Question

Find all solutions of $$\tan\ x\cos\ x-\cos\ x=0$$ on the interval $$[0,2\pi )$$

Answer

**step1** Understanding the problem

The problem asks us to find all possible values of $$x$$ that satisfy the given trigonometric equation $$\tan\ x\cos\ x-\cos\ x=0$$ within the specified interval $$[0,2\pi )$$.

**step2** Identifying domain restrictions

The equation contains the term $$\tan\ x$$. By definition, $$\tan\ x = \frac{\sin\ x}{\cos\ x}$$. For $$\tan\ x$$ to be defined, its denominator $$\cos\ x$$ must not be equal to zero. In the interval $$[0,2\pi )$$, $$\cos\ x = 0$$ at $$x = \frac{\pi}{2}$$ and $$x = \frac{3\pi}{2}$$. Therefore, these values cannot be solutions to the original equation, as the equation would be undefined at these points.

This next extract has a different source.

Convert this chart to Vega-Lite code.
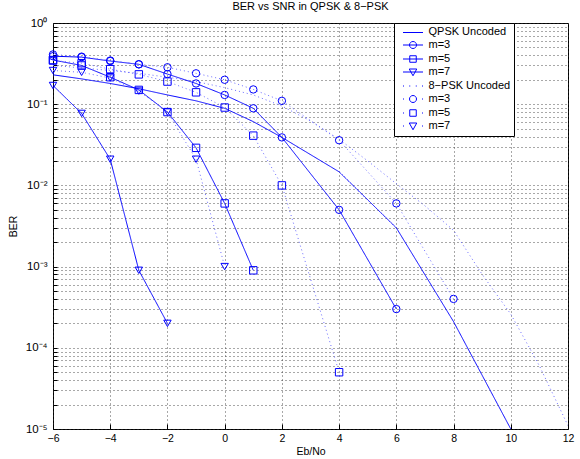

**step3** Simplifying the equation using definition of tangent

We substitute the definition of $$\tan\ x$$ into the equation:
$$\frac{\sin\ x}{\cos\ x} \cdot \cos\ x - \cos\ x = 0$$
Given that we have established that $$\cos\ x \neq 0$$ for the expression to be defined, we can simplify the first term by canceling out $$\cos\ x$$:
$$\sin\ x - \cos\ x = 0$$

**step4** Solving the simplified equation

Now we rearrange the simplified equation:
$$\sin\ x = \cos\ x$$
To solve for $$x$$, we can divide both sides of the equation by $$\cos\ x$$. We know from Step 2 that $$\cos\ x \neq 0$$, so this division is valid. If $$\cos\ x$$ were 0, then $$\sin\ x$$ would be $$\pm 1$$ (since $$\sin^2 x + \cos^2 x = 1$$), which would contradict $$\sin\ x = \cos\ x$$.
Dividing by $$\cos\ x$$, we get:
$$\frac{\sin\ x}{\cos\ x} = 1$$
This simplifies to:
$$\tan\ x = 1$$

**step5** Finding solutions within the interval

We need to find all angles $$x$$ in the interval $$[0,2\pi )$$ for which $$\tan\ x = 1$$.
The tangent function is positive in the first and third quadrants.
In the first quadrant, the basic angle whose tangent is 1 is $$\frac{\pi}{4}$$. So, one solution is $$x = \frac{\pi}{4}$$.
In the third quadrant, the angle is $$\pi + \frac{\pi}{4} = \frac{4\pi}{4} + \frac{\pi}{4} = \frac{5\pi}{4}$$. So, another solution is $$x = \frac{5\pi}{4}$$.
Both these values are within the interval $$[0,2\pi )$$ and do not violate the condition that $$\cos\ x \neq 0$$ (since $$\cos(\frac{\pi}{4}) = \frac{\sqrt{2}}{2}$$ and $$\cos(\frac{5\pi}{4}) = -\frac{\sqrt{2}}{2}$$).

**step6** Concluding the solutions

The solutions to the equation $$\tan\ x\cos\ x-\cos\ x=0$$ on the interval $$[0,2\pi )$$ are $$x = \frac{\pi}{4}$$ and $$x = \frac{5\pi}{4}$$.